The problem asks us to simplify the expression $$(x/2)^{-2}$$. This expression involves a variable 'x', division, and an exponent, which is a small number written above and to the right of the base. In this case, the exponent is a negative number.

**step2** Understanding exponents and reciprocals

An exponent tells us how many times a base number is multiplied by itself. For example, if we had $$A^2$$, it would mean $$A \times A$$. When we see a negative exponent, like $$-2$$ in this problem, it means we need to take the reciprocal of the base raised to the positive version of that exponent. The reciprocal of a number is 1 divided by that number. For instance, the reciprocal of $$A$$ is $$\frac{1}{A}$$. So, $$A^{-n}$$ is the same as $$\frac{1}{A^n}$$.

**step3** Applying the negative exponent rule

Following the rule for negative exponents, $$(x/2)^{-2}$$ means we take the reciprocal of $$(x/2)$$ raised to the positive power of 2. So, $$(x/2)^{-2} = \frac{1}{(x/2)^2}$$.

**step4** Simplifying the denominator: Squaring the fraction

Now, we need to simplify the expression in the denominator, which is $$(x/2)^2$$. This means we multiply the fraction $$(x/2)$$ by itself: $$(x/2) \times (x/2)$$. When we multiply fractions, we multiply the numerators (the top numbers) together and the denominators (the bottom numbers) together. So, $$(x/2) \times (x/2) = \frac{x \times x}{2 \times 2}$$.
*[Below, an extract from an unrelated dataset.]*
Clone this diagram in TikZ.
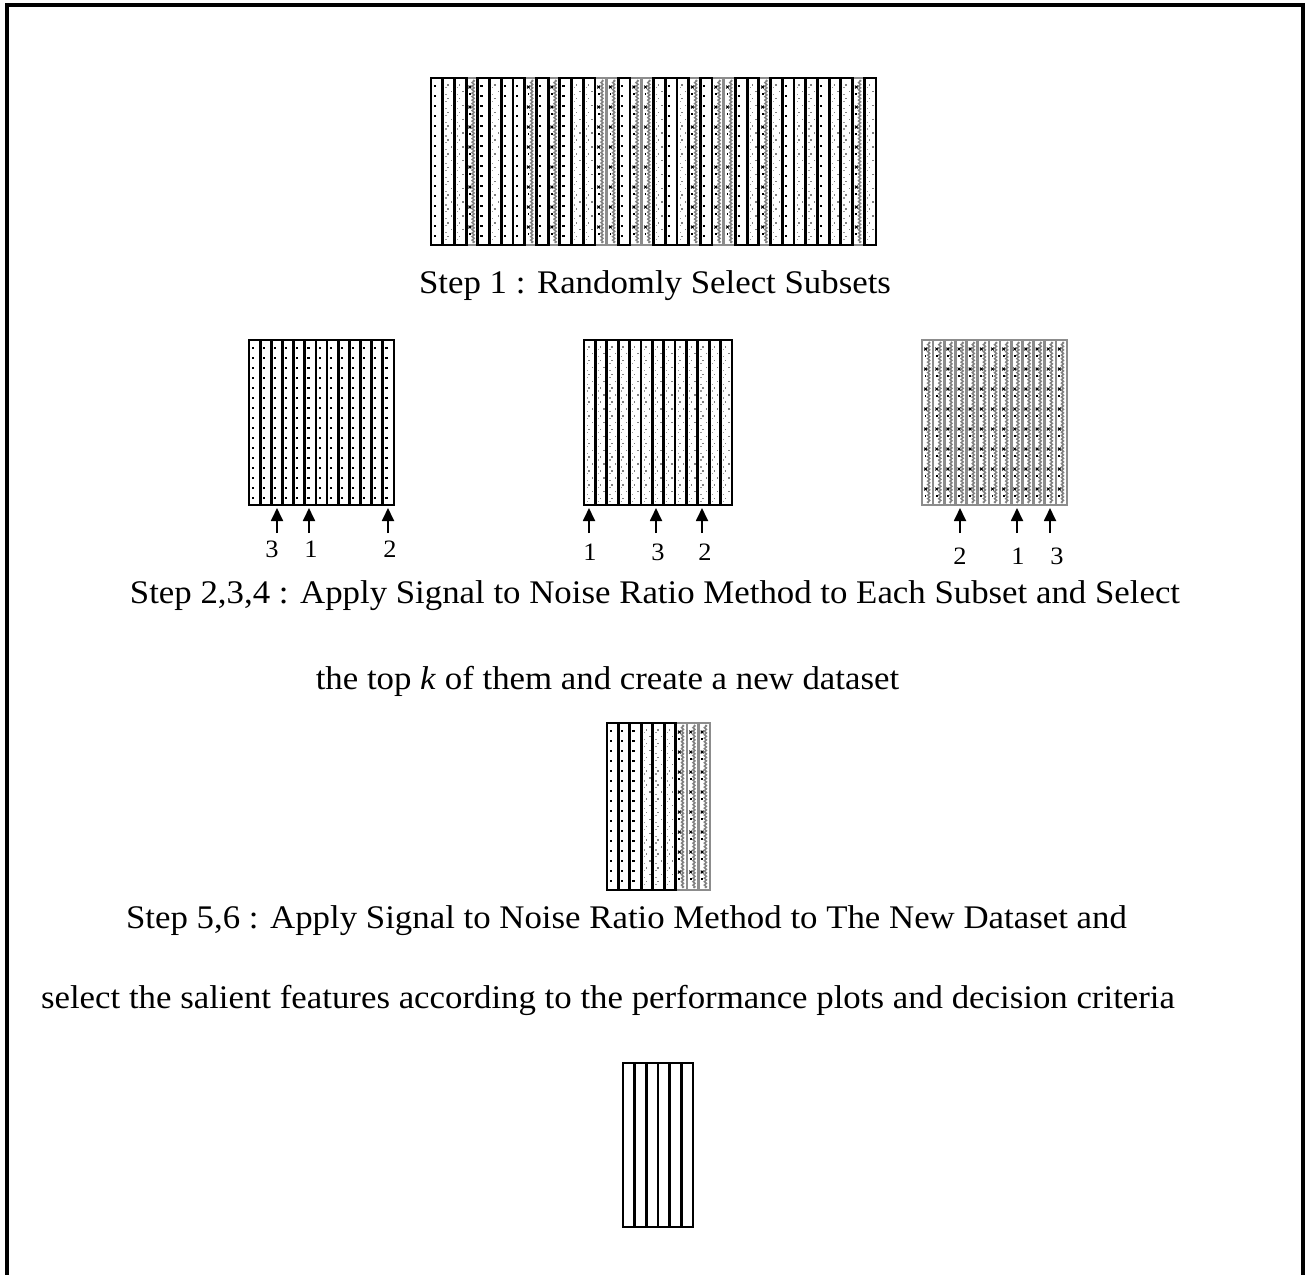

**step5** Calculating the terms in the denominator

We know that $$x \times x$$ can be written in a shorter way as $$x^2$$. We also know that $$2 \times 2$$ is $$4$$. So, the simplified form of $$(x/2)^2$$ is $$\frac{x^2}{4}$$.

**step6** Final simplification by dividing by a fraction

Now we substitute this simplified term back into our expression from Step 3: $$\frac{1}{(x/2)^2} = \frac{1}{\frac{x^2}{4}}$$. When we have 1 divided by a fraction, it is the same as multiplying 1 by the reciprocal of that fraction. The reciprocal of a fraction is found by flipping the numerator and the denominator. So, the reciprocal of $$\frac{x^2}{4}$$ is $$\frac{4}{x^2}$$. Therefore, $$1 \times \frac{4}{x^2} = \frac{4}{x^2}$$. This is our simplified expression.